Holding — Godbold, J.
- The U.S. Court of Appeals for the Fifth Circuit affirmed the District Court's ruling that Continental Assurance Company was liable to the beneficiaries for the policy's face value, less the necessary amount to keep the policy in force until Barker's death.
Rule
- An insurance policy remains in force under its automatic premium loan provision if the loan securing it was made without proper authority or knowledge of the insured's fraud.
Reasoning
- The U.S. Court of Appeals for the Fifth Circuit reasoned that the trial court's findings were not clearly erroneous, particularly regarding the unauthorized loan made by Barker.
- The court highlighted that Barker lacked the authority from the corporation to secure a loan against the corporate-owned policy, and this fraudulent act did not bind the corporation.
- Continental's failure to detect the forgery prior to disbursing the loan was significant, as it indicated negligence on their part.
- The court found that the automatic premium loan provision should have kept the policy in effect despite the loan, which was invalid.
- Furthermore, the court noted that the corporation did not ratify Barker's actions since it lacked full knowledge of the loan's nature.
- The correspondence regarding reinstatement did not constitute ratification, as the corporation was unaware of the forgery.
- Ultimately, the court concluded that the policy was active at the time of Barker's death, and the beneficiaries were entitled to compensation.
Deep Dive: How the Court Reached Its Decision
Court's Findings on Authority
The court found that Marion O. Barker acted without proper authority when he secured a loan against the life insurance policy owned by Supreme Construction Corporation. As the president of the corporation, Barker forged the signature of another officer, Connor W. Patman, to obtain the loan from Continental Assurance Company. The court ruled that this act constituted a fraud on the corporation, as there was no actual or implied authority granted to Barker to undertake such actions. Continental’s requirement that the loan application be signed by an officer other than the insured further indicated that Barker did not have the authority to secure the loan. The court concluded that since Continental failed to verify the authenticity of the signature, it could not hold the corporation accountable for Barker's unauthorized actions, reinforcing the principle that fraudulent acts do not bind the corporation.
Continental's Negligence
The court emphasized Continental's negligence in failing to detect the forgery before disbursing the loan. By not recognizing that the signature was forged, Continental effectively allowed an unauthorized loan to be taken against the policy, which should have been protected under the automatic premium loan provision. The court noted that had Continental acted appropriately and discovered the forgery promptly, the policy would have remained in effect, as the automatic premium loan clause would have applied. Continental's reliance on the forged signature demonstrated a lack of due diligence that ultimately harmed the corporation and its beneficiaries. This negligence played a significant role in the court's reasoning, as it was a critical factor in determining the policy's status at the time of Barker's death.
Automatic Premium Loan Provision
The court clarified the implications of the automatic premium loan provision in the insurance policy, which was designed to keep the policy in force even when premiums were not paid, provided there was sufficient cash value available.

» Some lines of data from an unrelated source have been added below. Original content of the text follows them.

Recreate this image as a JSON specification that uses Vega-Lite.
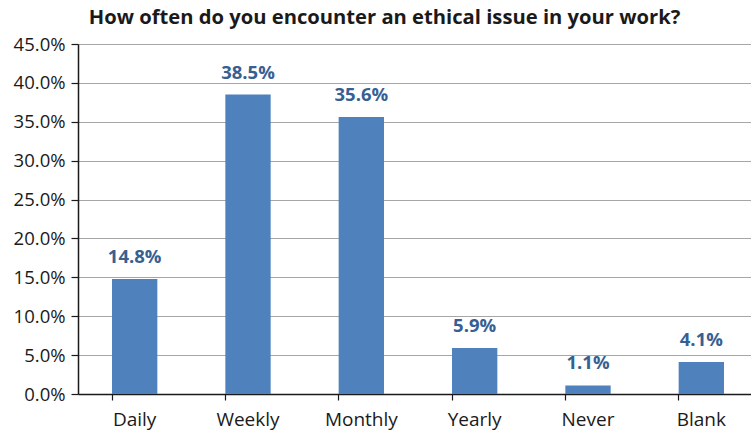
{
  "$schema": "https://vega.github.io/schema/vega-lite/v6.json",
  "width": 673,
  "height": 350,
  "autosize": {"type": "none"},
  "padding": {"left": 78, "top": 44, "right": 0, "bottom": 37},
  "background": "white",
  "title": {
    "text": "How often do you encounter an ethical issue in your work?",
    "font": "Open Sans",
    "fontSize": 20.2,
    "fontWeight": "bold",
    "color": "#1a1a1a",
    "anchor": "middle",
    "offset": 7,
    "dx": -30
  },
  "data": {
    "values": [
      {"category": "Daily", "value": 0.148},
      {"category": "Weekly", "value": 0.385},
      {"category": "Monthly", "value": 0.356},
      {"category": "Yearly", "value": 0.059},
      {"category": "Never", "value": 0.011},
      {"category": "Blank", "value": 0.041}
    ]
  },
  "encoding": {
    "x": {
      "field": "category",
      "type": "nominal",
      "sort": null,
      "scale": {"range": [0, 680], "paddingInner": 0.6, "paddingOuter": 0.3},
      "axis": {
        "title": null,
        "labelAngle": 0,
        "labelFont": "Open Sans",
        "labelFontSize": 19,
        "labelColor": "#1a1a1a",
        "labelPadding": 10,
        "bandPosition": 0,
        "tickSize": 6,
        "tickColor": "#1a1a1a",
        "domainColor": "#1a1a1a",
        "domainWidth": 1.5,
        "tickWidth": 1.2,
        "grid": false
      }
    },
    "y": {
      "field": "value",
      "type": "quantitative",
      "scale": {"domain": [0, 0.45], "nice": false},
      "axis": {
        "title": null,
        "format": ".1%",
        "values": [0, 0.05, 0.1, 0.15, 0.2, 0.25, 0.3, 0.35, 0.4, 0.45],
        "labelFont": "Open Sans",
        "labelFontSize": 18.5,
        "labelColor": "#1a1a1a",
        "labelPadding": 6,
        "tickSize": 7,
        "tickWidth": 1.2,
        "tickColor": "#1a1a1a",
        "domainColor": "#1a1a1a",
        "domainWidth": 1.5,
        "grid": true,
        "gridColor": "#A6A6A6",
        "gridWidth": 1.2
      }
    }
  },
  "layer": [
    {"mark": {"type": "bar", "color": "#4F81BD"}},
    {
      "mark": {
        "type": "text",
        "baseline": "alphabetic",
        "dy": -16,
        "font": "Open Sans",
        "fontSize": 18.5,
        "fontWeight": "bold",
        "color": "#376092"
      },
      "encoding": {"text": {"field": "value", "type": "quantitative", "format": ".1%"}}
    }
  ],
  "config": {"view": {"stroke": null}}
}
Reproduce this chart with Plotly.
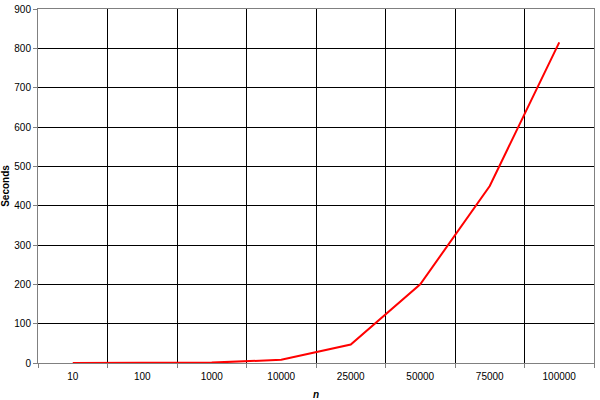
import plotly.graph_objects as go

# problem sizes (categorical x axis) and run time in seconds
n_labels = ["10", "100", "1000", "10000", "25000", "50000", "75000", "100000"]
seconds = [0, 0, 1, 8, 47, 200, 450, 815]
y_ticks = list(range(0, 1000, 100))

font = dict(family="Liberation Sans, Arial, sans-serif", size=10, color="black")

fig = go.Figure()
fig.add_trace(go.Scatter(x=n_labels, y=seconds, mode="lines",
                         line=dict(color="#ff0000", width=2)))

fig.update_layout(
    width=600, height=400,
    margin=dict(l=38, r=6, t=9, b=37),
    paper_bgcolor="white", plot_bgcolor="white",
    showlegend=False,
    font=font,
)
fig.update_xaxes(
    type="category", tickson="boundaries",
    range=[-0.5, len(n_labels) - 0.5],
    showgrid=True, gridcolor="#000000", gridwidth=1,
    showline=True, linecolor="#808080", linewidth=1, mirror=True,
    ticks="outside", ticklen=4, tickcolor="#808080",
    ticklabelstandoff=4,
    title=dict(text="<b><i>n</i></b>", standoff=9, font=dict(size=10)),
    tickfont=dict(size=10),
    automargin=False,
)
fig.update_yaxes(
    range=[0, 900], tickvals=y_ticks,
    showgrid=True, gridcolor="#000000", gridwidth=1,
    zeroline=False,
    showline=True, linecolor="#808080", linewidth=1, mirror=True,
    ticks="outside", ticklen=4, tickcolor="#808080",
    title=dict(text="<b>Seconds</b>", standoff=2, font=dict(size=10)),
    tickfont=dict(size=10),
    automargin=False,
)

# page has a default 8px body margin; drop it so the chart fills the window
fig.write_html("out.html", config={"displayModeBar": False},
               post_script="document.body.style.margin='0';")
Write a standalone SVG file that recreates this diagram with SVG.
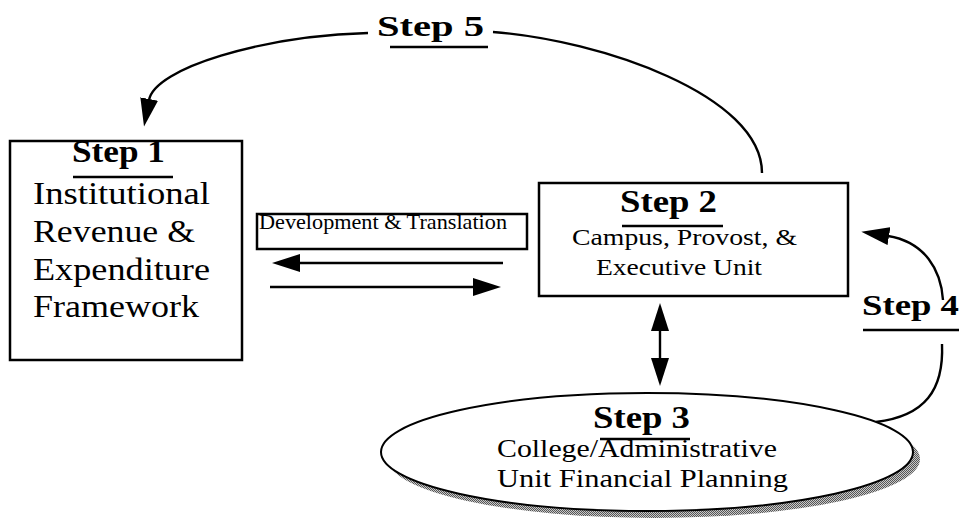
<svg xmlns="http://www.w3.org/2000/svg" width="959" height="532" viewBox="0 0 959 532">
<style>
.box{fill:#fff;stroke:#000;stroke-width:2.5}
.t{font-family:"Liberation Serif","Times New Roman",serif;fill:#000}
.b{font-weight:bold}
.ul{stroke:#000;stroke-width:2.5}
.con{fill:none;stroke:#000;stroke-width:2.4}
</style>
<defs>
<marker id="ah" viewBox="0 0 28 18" refX="1" refY="9" markerWidth="28" markerHeight="18" markerUnits="userSpaceOnUse" orient="auto-start-reverse">
<path d="M0,0 L28,9 L0,18 z" fill="#000"/>
</marker>
<pattern id="dots" width="2" height="2" patternUnits="userSpaceOnUse">
<rect width="2" height="2" fill="#c8c8c8"/>
<rect width="1" height="1" fill="#555"/>
<rect x="1" y="1" width="1" height="1" fill="#555"/>
</pattern>
</defs>
<rect width="959" height="532" fill="#fff"/>
<g id="connectors">
<path class="con" d="M368 33 C262 36,155 68,149 100" marker-end="url(#ah)"/>
<path class="con" d="M493 32 C600 40,762 95,762 173"/>
<path class="con" d="M503 263 L299 263" marker-end="url(#ah)"/>
<path class="con" d="M270 287 L474 287" marker-end="url(#ah)"/>
<path class="con" d="M660 330 L660 359" marker-start="url(#ah)" marker-end="url(#ah)"/>
<path class="con" d="M943 300 C941 270,925 242,888 236" marker-end="url(#ah)"/>
<path class="con" d="M942 344 C944 390,925 416,876 422"/>
</g>
<g id="step5">
<text class="t b" x="377" y="36" font-size="30" textLength="107" lengthAdjust="spacingAndGlyphs">Step 5</text>
<line class="ul" x1="390" y1="47" x2="488" y2="47"/>
</g>
<g id="step1">
<rect class="box" x="10" y="141" width="232" height="219"/>
<text class="t b" x="72" y="162" font-size="31" textLength="93" lengthAdjust="spacingAndGlyphs">Step 1</text>
<line class="ul" x1="73" y1="177" x2="173" y2="177"/>
<text class="t" x="33" y="204" font-size="32" textLength="177" lengthAdjust="spacingAndGlyphs">Institutional</text>
<text class="t" x="33" y="242" font-size="32" textLength="162" lengthAdjust="spacingAndGlyphs">Revenue &amp;</text>
<text class="t" x="33" y="280" font-size="32" textLength="177" lengthAdjust="spacingAndGlyphs">Expenditure</text>
<text class="t" x="33" y="317" font-size="32" textLength="166" lengthAdjust="spacingAndGlyphs">Framework</text>
</g>
<g id="devtrans">
<rect class="box" x="257" y="214" width="270" height="35" stroke-width="2.2"/>
<text class="t" x="259" y="229" font-size="21" textLength="248" lengthAdjust="spacingAndGlyphs">Development &amp; Translation</text>
</g>
<g id="step2">
<rect class="box" x="539" y="183" width="309" height="113"/>
<text class="t b" x="620" y="212" font-size="32" textLength="97" lengthAdjust="spacingAndGlyphs">Step 2</text>
<line class="ul" x1="622" y1="226" x2="723" y2="226"/>
<text class="t" x="572" y="245" font-size="24" textLength="225" lengthAdjust="spacingAndGlyphs">Campus, Provost, &amp;</text>
<text class="t" x="596" y="275" font-size="24" textLength="166" lengthAdjust="spacingAndGlyphs">Executive Unit</text>
</g>
<g id="step4">
<text class="t b" x="862" y="315" font-size="30" textLength="97" lengthAdjust="spacingAndGlyphs">Step 4</text>
<line class="ul" x1="863" y1="330" x2="959" y2="330"/>
</g>
<g id="step3">
<ellipse cx="654" cy="459" rx="266" ry="59" fill="url(#dots)"/>
<ellipse cx="647" cy="452" rx="266" ry="59" fill="#fff" stroke="#000" stroke-width="2"/>
<text class="t b" x="593" y="428" font-size="32" textLength="97" lengthAdjust="spacingAndGlyphs">Step 3</text>
<line class="ul" x1="600" y1="439" x2="690" y2="439" stroke-width="2"/>
<text class="t" x="497" y="457" font-size="26" textLength="280" lengthAdjust="spacingAndGlyphs">College/Administrative</text>
<text class="t" x="497" y="487" font-size="26" textLength="291" lengthAdjust="spacingAndGlyphs">Unit Financial Planning</text>
</g>
</svg>
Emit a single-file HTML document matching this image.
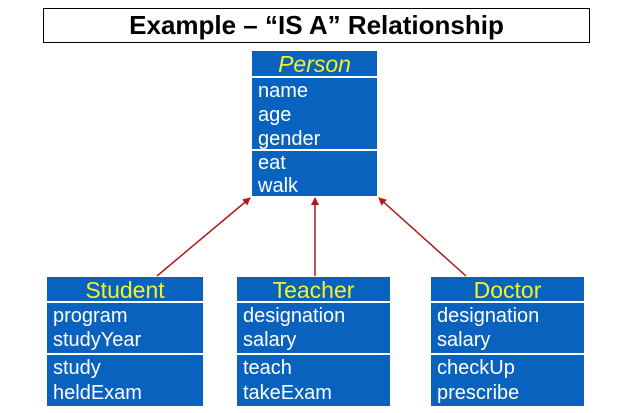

The court held that this provision remained applicable despite the unauthorized loan taken by Barker, as the loan was invalid due to the forgery. Thus, the cash value of the policy would have been more than sufficient to cover the premiums due at the time of Barker's death, ensuring that the policy remained active. The court concluded that the automatic premium loan provision effectively protected the policy from lapsing, illustrating the importance of such clauses in insurance contracts.
Lack of Ratification
The court found that there was no ratification of Barker's fraudulent actions by Supreme Construction Corporation. Ratification requires full knowledge of the material facts surrounding a transaction, which the corporation lacked in this case. The court pointed out that the corporation had no awareness of the forged signature or the loan's existence until after Barker's death. Furthermore, the correspondence regarding the potential reinstatement of the policy did not indicate any intention to ratify the unauthorized loan, as the corporation continued to express the desire to maintain the policy in force. This lack of full knowledge prevented any implication of ratification, reinforcing the corporation's position that it was not bound by Barker's fraudulent conduct.
Conclusion on Policy Status
Ultimately, the court concluded that the life insurance policy remained in effect at the time of Barker's death. Given the findings regarding the unauthorized loan, Continental's negligence, and the applicability of the automatic premium loan provision, the court ruled in favor of the beneficiaries. The court held that the beneficiaries were entitled to the policy's face amount, minus any necessary deductions for premiums that would have kept the policy active until Barker's death. This decision underscored the court's commitment to upholding the rights of the beneficiaries and ensuring that the policy's provisions were honored despite the fraudulent actions of one individual.